Barbur Boulevard and surrounding neighborhoods were the focus of two neighborhood walks on September 22nd and 24th to get feedback on what the community would like to see improved along Portland's major southwest corridor. Project staff, residents and business owners walked with Community Working Group (CWG) members to get a first hand perspective of four distinct sections of Barbur Boulevard (Walk A covered sections 1 and 2 and Walk B covered sections 3 and 4). The walking groups explored the areas on both a weekday and weekend to experience the different levels of activity and traffic along the thoroughfare. Participants had a chance to chat with each other and share their unique perspectives and ideas for possible future improvements within the corridor.
We heard again about the incomplete network of sidewalks and how bicyclists do not feel safe on many parts of Barbur. In certain areas - around the Safeway store at Capitol Hill Road and the West Portland Crossroads area near Capitol Highway, for example - the sidewalk network is incomplete and lacks connections to other sections of Barbur Boulevard and the adjacent neighborhoods and schools. Even with these deficiencies, however, there are a number of pedestrians and bicyclists making due with the facilities at hand. People indicated that pedestrian safety could be improved with more clearly defined left turn pockets and driveway entrances.

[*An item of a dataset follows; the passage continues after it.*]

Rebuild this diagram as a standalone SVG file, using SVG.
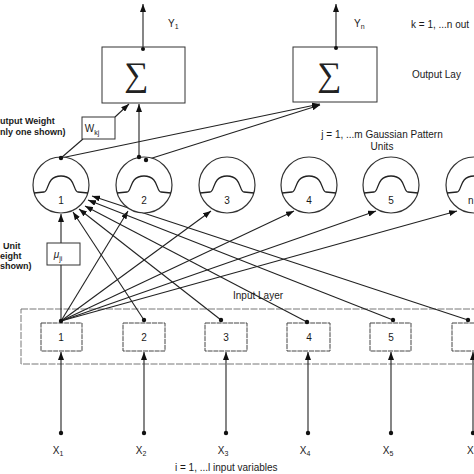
<svg xmlns="http://www.w3.org/2000/svg" width="474" height="474" viewBox="0 0 474 474">
<style>
.t{font-family:"Liberation Sans",Arial,sans-serif;font-size:10px;fill:#1a1a1a}
.b{font-weight:bold;font-size:9px}
.sub{font-size:7px}
.ln{stroke:#222;stroke-width:1.1;fill:none}
.box{fill:#fff;stroke:#333;stroke-width:1}
.ibox{fill:#fff;stroke:#444;stroke-width:1;stroke-dasharray:5 0.8}
.cir{fill:#fff;stroke:#333;stroke-width:1.2}
.g{fill:none;stroke:#222;stroke-width:1.3}
.sig{font-family:"Liberation Serif","DejaVu Serif",serif;font-size:34px;fill:#222}
.dot{fill:#111}
</style>
<defs>
<marker id="ah" markerUnits="userSpaceOnUse" markerWidth="8" markerHeight="6" refX="8" refY="3" orient="auto">
<path d="M0,0 L8,3 L0,6 z" fill="#111"/>
</marker>
</defs>
<rect width="474" height="474" fill="#fff"/>

<g id="input-layer">
<rect x="21" y="309" width="470" height="55" fill="none" stroke="#777" stroke-width="1" stroke-dasharray="7 1.5"/>
<text class="t" x="233" y="299">Input Layer</text>
</g>

<g id="connectors">
<line class="ln" x1="143" y1="49" x2="143" y2="4" marker-end="url(#ah)"/>
<line class="ln" x1="336" y1="48" x2="336" y2="4" marker-end="url(#ah)"/>
<line class="ln" x1="61" y1="158" x2="83" y2="139"/>
<line class="ln" x1="115" y1="117" x2="129" y2="104" marker-end="url(#ah)"/>
<line class="ln" x1="139" y1="157" x2="139" y2="104" marker-end="url(#ah)"/>
<line class="ln" x1="61" y1="158" x2="320" y2="104" marker-end="url(#ah)"/>
<line class="ln" x1="146" y1="160" x2="320" y2="105" marker-end="url(#ah)"/>
<line class="ln" x1="61" y1="321" x2="61" y2="265"/>
<line class="ln" x1="61" y1="243" x2="61" y2="214" marker-end="url(#ah)"/>
<line class="ln" x1="61" y1="321" x2="128" y2="211" marker-end="url(#ah)"/>
<line class="ln" x1="61" y1="321" x2="211" y2="211" marker-end="url(#ah)"/>
<line class="ln" x1="61" y1="321" x2="294" y2="211" marker-end="url(#ah)"/>
<line class="ln" x1="61" y1="321" x2="376" y2="211" marker-end="url(#ah)"/>
<line class="ln" x1="61" y1="321" x2="457" y2="211" marker-end="url(#ah)"/>
<line class="ln" x1="144" y1="320" x2="73" y2="212" marker-end="url(#ah)"/>
<line class="ln" x1="221" y1="320" x2="79" y2="209" marker-end="url(#ah)"/>
<line class="ln" x1="307" y1="322" x2="85" y2="206" marker-end="url(#ah)"/>
<line class="ln" x1="393" y1="320" x2="88" y2="200" marker-end="url(#ah)"/>
<line class="ln" x1="468" y1="320" x2="92" y2="196" marker-end="url(#ah)"/>
<line class="ln" x1="61" y1="433" x2="61" y2="352" marker-end="url(#ah)"/>
<line class="ln" x1="144" y1="433" x2="144" y2="352" marker-end="url(#ah)"/>
<line class="ln" x1="226" y1="433" x2="226" y2="352" marker-end="url(#ah)"/>
<line class="ln" x1="308" y1="433" x2="308" y2="352" marker-end="url(#ah)"/>
<line class="ln" x1="391" y1="433" x2="391" y2="352" marker-end="url(#ah)"/>
<line class="ln" x1="473" y1="433" x2="473" y2="352" marker-end="url(#ah)"/>
</g>

<g id="out1">
<rect class="box" x="102" y="47" width="83" height="56"/>
<text class="sig" x="136" y="86" text-anchor="middle">∑</text>
<circle class="dot" cx="143" cy="49" r="2"/>
<text class="t" x="168" y="27">Y<tspan class="sub" dy="2">1</tspan></text>
</g>
<g id="outn">
<rect class="box" x="293" y="47" width="84" height="55"/>
<text class="sig" x="329" y="86" text-anchor="middle">∑</text>
<circle class="dot" cx="336" cy="48" r="2"/>
<text class="t" x="354" y="27">Y<tspan class="sub" dy="2">n</tspan></text>
</g>
<g id="labels-right">
<text class="t" x="411" y="28">k = 1, ...n out</text>
<text class="t" x="412" y="78">Output Lay</text>
<text class="t" x="382" y="138" text-anchor="middle">j = 1, ...m Gaussian Pattern</text>
<text class="t" x="382" y="150" text-anchor="middle">Units</text>
</g>

<g id="w-kj">
<rect class="box" x="82" y="117" width="33" height="22"/>
<text class="t" x="92" y="132" text-anchor="middle">W<tspan class="sub" dy="3">kj</tspan></text>
<text class="t b" x="0" y="124">utput Weight</text>
<text class="t b" x="0" y="135">nly one shown)</text>
</g>

<g id="p1"><circle class="cir" cx="61" cy="185" r="28"/><path class="g" d="M34,193 L44,192 C49,192 46,176 61,176 C76,176 73,192 78,192 L88,193"/><text class="t" x="61" y="204" text-anchor="middle">1</text><circle class="dot" cx="61" cy="158" r="2.2"/></g>
<g id="p2"><circle class="cir" cx="144" cy="185" r="28"/><path class="g" d="M117,193 L127,192 C132,192 129,176 144,176 C159,176 156,192 161,192 L171,193"/><text class="t" x="144" y="204" text-anchor="middle">2</text><circle class="dot" cx="139" cy="157" r="2.2"/><circle class="dot" cx="146" cy="160" r="2.2"/></g>
<g id="p3"><circle class="cir" cx="227" cy="185" r="28"/><path class="g" d="M200,193 L210,192 C215,192 212,176 227,176 C242,176 239,192 244,192 L254,193"/><text class="t" x="227" y="204" text-anchor="middle">3</text></g>
<g id="p4"><circle class="cir" cx="309" cy="185" r="28"/><path class="g" d="M282,193 L292,192 C297,192 294,176 309,176 C324,176 321,192 326,192 L336,193"/><text class="t" x="309" y="204" text-anchor="middle">4</text></g>
<g id="p5"><circle class="cir" cx="391" cy="185" r="28"/><path class="g" d="M364,193 L374,192 C379,192 376,176 391,176 C406,176 403,192 408,192 L418,193"/><text class="t" x="391" y="204" text-anchor="middle">5</text></g>
<g id="pm"><circle class="cir" cx="474" cy="185" r="28"/><path class="g" d="M447,193 L457,192 C462,192 459,176 474,176 C489,176 486,192 491,192 L501,193"/><text class="t" x="468" y="204">n</text></g>

<g id="mu-ji">
<rect class="box" x="47" y="243" width="33" height="22"/>
<text class="t" x="58" y="258" text-anchor="middle" font-style="italic" font-size="11">μ<tspan class="sub" font-style="normal" dy="3">ji</tspan></text>
<text class="t b" x="3" y="249">Unit</text>
<text class="t b" x="0" y="259">eight</text>
<text class="t b" x="0" y="269">shown)</text>
</g>

<g id="i1"><rect class="ibox" x="41" y="323" width="41" height="28"/><text class="t" x="61" y="341" text-anchor="middle">1</text><circle class="dot" cx="61" cy="321" r="2.2"/></g>
<g id="i2"><rect class="ibox" x="123" y="323" width="42" height="28"/><text class="t" x="144" y="341" text-anchor="middle">2</text><circle class="dot" cx="144" cy="320" r="2.2"/></g>
<g id="i3"><rect class="ibox" x="205" y="323" width="42" height="28"/><text class="t" x="226" y="341" text-anchor="middle">3</text><circle class="dot" cx="221" cy="320" r="2.2"/></g>
<g id="i4"><rect class="ibox" x="287" y="323" width="43" height="28"/><text class="t" x="309" y="341" text-anchor="middle">4</text><circle class="dot" cx="307" cy="322" r="2.2"/></g>
<g id="i5"><rect class="ibox" x="370" y="323" width="41" height="28"/><text class="t" x="391" y="341" text-anchor="middle">5</text><circle class="dot" cx="393" cy="320" r="2.2"/></g>
<g id="i6"><rect class="ibox" x="452" y="323" width="42" height="28"/><circle class="dot" cx="468" cy="320" r="2.2"/></g>

<g id="x1"><circle class="dot" cx="61" cy="433" r="2.2"/><text class="t" x="58" y="454" text-anchor="middle">X<tspan class="sub" dy="2">1</tspan></text></g>
<g id="x2"><circle class="dot" cx="144" cy="433" r="2.2"/><text class="t" x="141" y="454" text-anchor="middle">X<tspan class="sub" dy="2">2</tspan></text></g>
<g id="x3"><circle class="dot" cx="226" cy="433" r="2.2"/><text class="t" x="223" y="454" text-anchor="middle">X<tspan class="sub" dy="2">3</tspan></text></g>
<g id="x4"><circle class="dot" cx="308" cy="433" r="2.2"/><text class="t" x="305" y="454" text-anchor="middle">X<tspan class="sub" dy="2">4</tspan></text></g>
<g id="x5"><circle class="dot" cx="391" cy="433" r="2.2"/><text class="t" x="388" y="454" text-anchor="middle">X<tspan class="sub" dy="2">5</tspan></text></g>
<g id="x6"><circle class="dot" cx="473" cy="433" r="2.2"/><text class="t" x="467" y="454">X</text></g>
<text class="t" x="175" y="471">i = 1, ...l input variables</text>
</svg>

Barbur Boulevard tends to be noisy and a less inviting place for people to congregate, but participants observed that the noise level decreased significantly not far from the high-traffic boulevard. In these quieter areas, some observed that these could be good areas for additional residents, but also noted concerns with air quality near the freeway. They encouraged staff to strategically think about the role of on-street parking on Barbur as it can act as a buffer from traffic; however, it can also pose additional risks to drivers and cyclists.
Much of the commercial development on Barbur tends to be single or two-story buildings, with large areas of surface parking. But the City's development standards for much of the corridor allow three and four story buildings and no minimum parking requirement - due to the frequent bus service. Some participants envisioned smaller shopping streets that spurred from Barbur, with a variety of local merchants and shopping choices. Others saw potential for additional office buildings that could benefit from being close to high capacity transit while buffering Barbur from the freeway.

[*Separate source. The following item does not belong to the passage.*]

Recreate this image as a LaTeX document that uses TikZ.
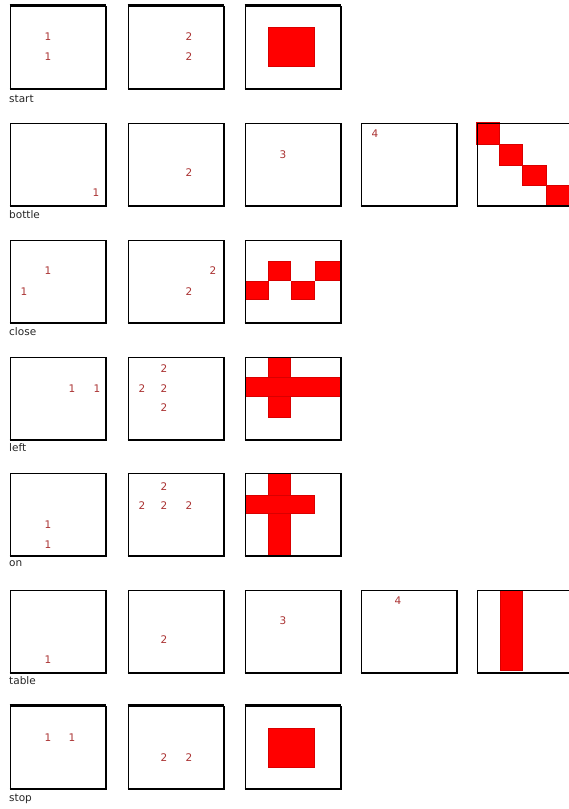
\documentclass[tikz,border=0pt]{standalone}
\usepackage{fontspec}
\setmainfont{DejaVu Sans}
\begin{document}
\begin{tikzpicture}[x=1pt,y=-1pt,
  cell/.style={draw=black,line width=1.4pt,minimum width=95pt,minimum height=82pt,inner sep=0pt,anchor=north west},
  num/.style={text=numred,font=\fontsize{10.5}{12}\selectfont,inner sep=0pt},
  lab/.style={font=\fontsize{10.5}{12}\selectfont,anchor=west,inner sep=0pt,text=black!85},
  blk/.style={fill=red,draw=red!85!black,line width=0.4pt},
  edge/.style={line width=2.4pt,line cap=butt}]
\definecolor{numred}{RGB}{170,50,50}
\useasboundingbox (0,0) rectangle (569,809);
\clip (0,0) rectangle (569,809);
% row 1 start
\node[cell] (a1) at (9.5,5.5) {};
\node[cell] (a2) at (127.5,5.5) {};
\node[cell] (a3) at (244.5,5.5) {};
\node[num] (a1n1) at (48,37) {1};
\node[num] (a1n2) at (48,57) {1};
\node[num] (a2n1) at (189,37) {2};
\node[num] (a2n2) at (189,57) {2};
\draw[blk] (268,27) rectangle (314,66);
\node[lab] (la) at (9,99) {start};
% row 2 bottle
\node[cell] (b1) at (9.5,122.5) {};
\node[cell] (b2) at (127.5,122.5) {};
\node[cell] (b3) at (244.5,122.5) {};
\node[cell] (b4) at (360.5,122.5) {};
\draw[blk] (476,122) rectangle (499,144);
\draw[blk] (499,144) rectangle (522,165);
\draw[blk] (522,165) rectangle (546,185);
\draw[blk] (546,185) rectangle (570,205);
\node[cell] (b5) at (476.5,122.5) {};
\node[num] (b1n) at (96,193) {1};
\node[num] (b2n) at (189,173) {2};
\node[num] (b3n) at (283,155) {3};
\node[num] (b4n) at (375,134) {4};
\node[lab] (lb) at (9,215) {bottle};
% row 3 close
\node[cell] (c1) at (9.5,239.5) {};
\node[cell] (c2) at (127.5,239.5) {};
\draw[blk] (245,281) rectangle (268,299);
\draw[blk] (268,261) rectangle (290,280);
\draw[blk] (291,281) rectangle (314,299);
\draw[blk] (315,261) rectangle (340,280);
\node[cell] (c3) at (244.5,239.5) {};
\node[num] (c1n1) at (48,271) {1};
\node[num] (c1n2) at (24,292) {1};
\node[num] (c2n1) at (213,271) {2};
\node[num] (c2n2) at (189,292) {2};
\node[lab] (lc) at (9,332) {close};
% row 4 left
\node[cell] (d1) at (9.5,356.5) {};
\node[cell] (d2) at (127.5,356.5) {};
\draw[blk] (268,357) rectangle (290,417);
\draw[blk] (245,377) rectangle (340,396);
\node[cell] (d3) at (244.5,356.5) {};
\node[num] (d1n1) at (72,389) {1};
\node[num] (d1n2) at (97,389) {1};
\node[num] (d2n1) at (164,369) {2};
\node[num] (d2n2) at (142,389) {2};
\node[num] (d2n3) at (164,389) {2};
\node[num] (d2n4) at (164,408) {2};
\node[lab] (ld) at (9,448) {left};
% row 5 on
\node[cell] (e1) at (9.5,472.5) {};
\node[cell] (e2) at (127.5,472.5) {};
\draw[blk] (268,473) rectangle (290,555);
\draw[blk] (245,495) rectangle (314,513);
\node[cell] (e3) at (244.5,472.5) {};
\node[num] (e1n1) at (48,525) {1};
\node[num] (e1n2) at (48,545) {1};
\node[num] (e2n1) at (164,487) {2};
\node[num] (e2n2) at (142,506) {2};
\node[num] (e2n3) at (164,506) {2};
\node[num] (e2n4) at (189,506) {2};
\node[lab] (le) at (9,564) {on};
% row 6 table
\node[cell] (f1) at (9.5,589.5) {};
\node[cell] (f2) at (127.5,589.5) {};
\node[cell] (f3) at (244.5,589.5) {};
\node[cell] (f4) at (360.5,589.5) {};
\draw[blk] (500,590) rectangle (522,670);
\node[cell] (f5) at (476.5,589.5) {};
\node[num] (f1n) at (48,660) {1};
\node[num] (f2n) at (164,640) {2};
\node[num] (f3n) at (283,621) {3};
\node[num] (f4n) at (398,601) {4};
\node[lab] (lf) at (9,681) {table};
% row 7 stop
\node[cell] (g1) at (9.5,705.5) {};
\node[cell] (g2) at (127.5,705.5) {};
\node[cell] (g3) at (244.5,705.5) {};
\node[num] (g1n1) at (48,738) {1};
\node[num] (g1n2) at (72,738) {1};
\node[num] (g2n1) at (164,758) {2};
\node[num] (g2n2) at (189,758) {2};
\draw[blk] (268,728) rectangle (314,767);
\node[lab] (lg) at (9,799) {stop};
% heavier right and bottom edges
\foreach \c in {a1,a2,a3,b1,b2,b3,b4,b5,c1,c2,c3,d1,d2,d3,e1,e2,e3,f1,f2,f3,f4,f5,g1,g2,g3}
  \draw[edge] (\c.south west) -- (\c.south east) -- (\c.north east);
\foreach \c in {a1,a2,a3,g1,g2,g3}
  \draw[edge] (\c.north west) -- (\c.north east);
\end{tikzpicture}
\end{document}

Read more about what the groups observed and suggested as improvements by reading the complete summary.
The information gathered during these walks will be packaged with transportation, environmental, economic and other analyses as staff develop a complete picture of Barbur as it currently exists. This information will help identify needs for the area, as well as help reveal some of the constraints and opportunities for the future of the Barbur corridor. The CWG will meet next on November 3rd to review the Draft Existing Conditions Report and begin discussing their expectations for the Barbur Concept Plan.